Ayette ’Allah’ı sever gibi severler’ cümlesinden önce ’Allah’tan gayrı ortaklar edinirler’ cümlesi geçmiştir. Dolayısıyla batıl itikat üzere bina edilen sevgi de batıldır. Fakat bizim Rasûlullah (s.a.v.) Efendimize olan sevgimiz ne kadar olursa olsun, ne haddeye varırsa varsın –ki Efendimiz (s.a.v.) sevmenin tavanı ve üst sınırı yoktur- bu sevgi emniyet dairesi içindedir.
Peki, hangi açıdan emniyet dairesi?
Biz Efendimiz (s.a.v.)’in, Allah’ın rasulü, nebisi, seçkin kulu oluşunu ikrarımızdan asla dışarı çıkmayız. İşte bu sayılanlar emniyet dairesidir. Bu inancımızın değişmesi asla mümkün değildir. İtikâdımız bu olduğuna göre, bu itikat üzere bina edilen Efendimiz (s.a.v.)’e karşı sevgimiz eman içindedir.
Peki Müslüman olarak benden matlup olunan şey nedir?
- Rasûlullah (s.a.v.) Efendimize iman etmek
- Rasûlullah (s.a.v.)’in risaletini ve nübüvvetini tasdik etmek
- Ve Rasûlullah (s.a.v.) Efendimizi sevmek ve ona tabi olmak.
Bunlar benden matlup olduğuna göre sevgimle bunların dışına çıkmadım, Hıristiyanların ve Yahudilerin peygamberleri hakkında inandıklarına ben peygamberim hakkında inanmadım ki, sevgimde aşırılık olsun!

Hz. Allah (c.c.) niçin Kehf Suresinin sonunda Rasûlullah (s.a.v.) Efendimizin beşer yönünü vurguladı?

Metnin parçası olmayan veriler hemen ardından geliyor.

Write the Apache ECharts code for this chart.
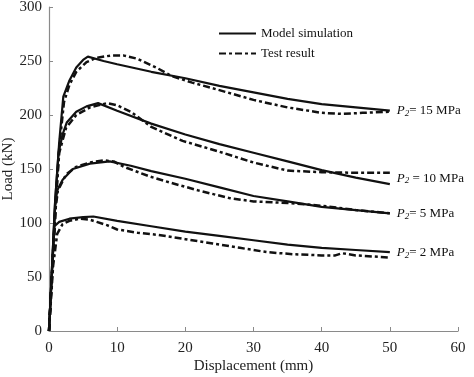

Bu ayet peygamberleri İsa (a.s.) hakkında fitneye düşenlere bir cevaptır. Hıristiyanların bir kısmı İsa (a.s.)’da hem beşeriyet ve hem de ulûhiyet vasıflarının olduğuna inandılar. Bir kısmı da sadece ulûhiyet vasfının olduğuna inandılar. Hem beşer hem de ilah olduğuna inananlar onun beşer yönünün beşerden zahir olduğu için inandılar. Yani İsa (a.s.) Meryem annemizin oğlu değil mi? Meryem annemiz de beşer değil mi?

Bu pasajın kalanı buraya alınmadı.